Is Compound Finance’s latest vote an opportunity for investors looking for passive opportunities or a trap set by a whale with personal interests?
- Compound Finance just passed a proposal that sought to create a passive income vault. Popular whale called Humpy allegedly involved in influencing the vote outcome.
Compound Finance is currently in the midst of a controversy involving a potential governance attack. The controversy revolves around Proposal 289, a Compound Finance proposal designed to provide a way for COMP holders to earn passive yields.
According to Compound Finance, a group called the Golden Boys created the yield earning mechanism which requires COMP. It was dubbed the goldCOMP DeFi vault.
The proposal sought to approve this mechanism which will allow COMP holders to deposit the token and receive goldCOMP tokens. The latter is a wrapped version of COMP. These tokens can then be added to the 99/1 Balancer pool 1 where they generate passive income.
A Compound Finance governance attack or fair vote?
The proposal’s official page revealed that the proposal was passed with 682,191 votes in favor and 633,636 votes against.
At first glance, the proposal looked like it would incentivize COMP HODLing. However, some of the community members who voted against the proposal expressed concerns about a potential governance attack.
By definition, a governance attack takes place when an individual or group influences governance decisions for selfish gains.

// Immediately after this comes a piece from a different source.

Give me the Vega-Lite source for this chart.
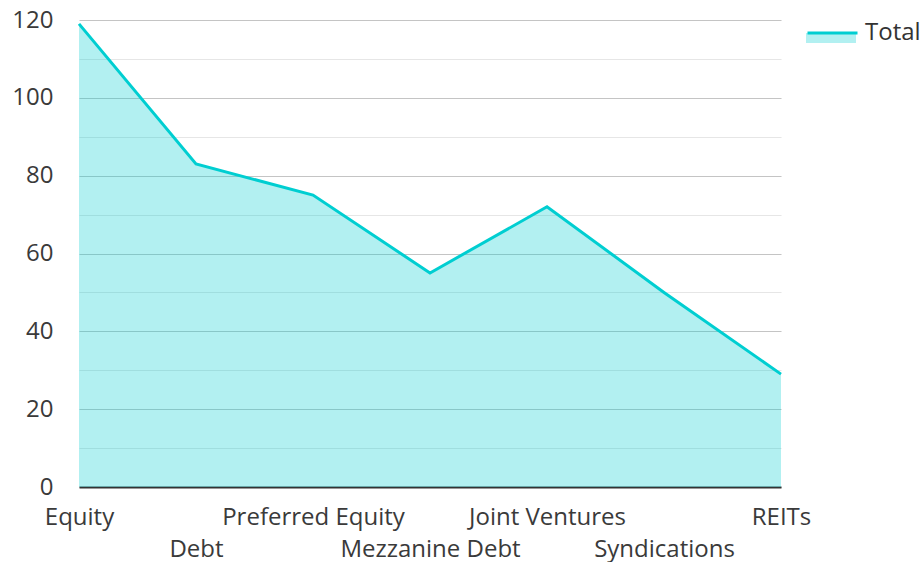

Some of the community members had previously expressed multisig concerns which also encompassed the Golden Boys.
A whale who goes by the pseudonym Humpy was reportedly involved in influencing the vote. Over $25 million worth of COMP was moved out of the Compound treasury.
This fueled speculation that the same whale has ties to the Golden Boys, therefore his vested interest in the proposal being passed.
Those criticizing the development argued that the Golden Boys may end up having too much control of funds in the vault.
The latest update revealed that to alleviate those concerns, the Golden Boys created a trust setup. The latter highlights a set of rules which require Compound governance approval.
Is the trust setup enough to dispel the concerns?
The same whale may also be involved in the trust setup’s governance approval vote. On the other hand, some argue that Humpy may have operated within legitimate parameters of the voting process. In which case, the outcome of the vote would be valid.
A positive outcome could trigger more long-term demand for the COMP token. It exchanged hands at $48.82 at press time. A 52% discount from its YTD high of $103.48.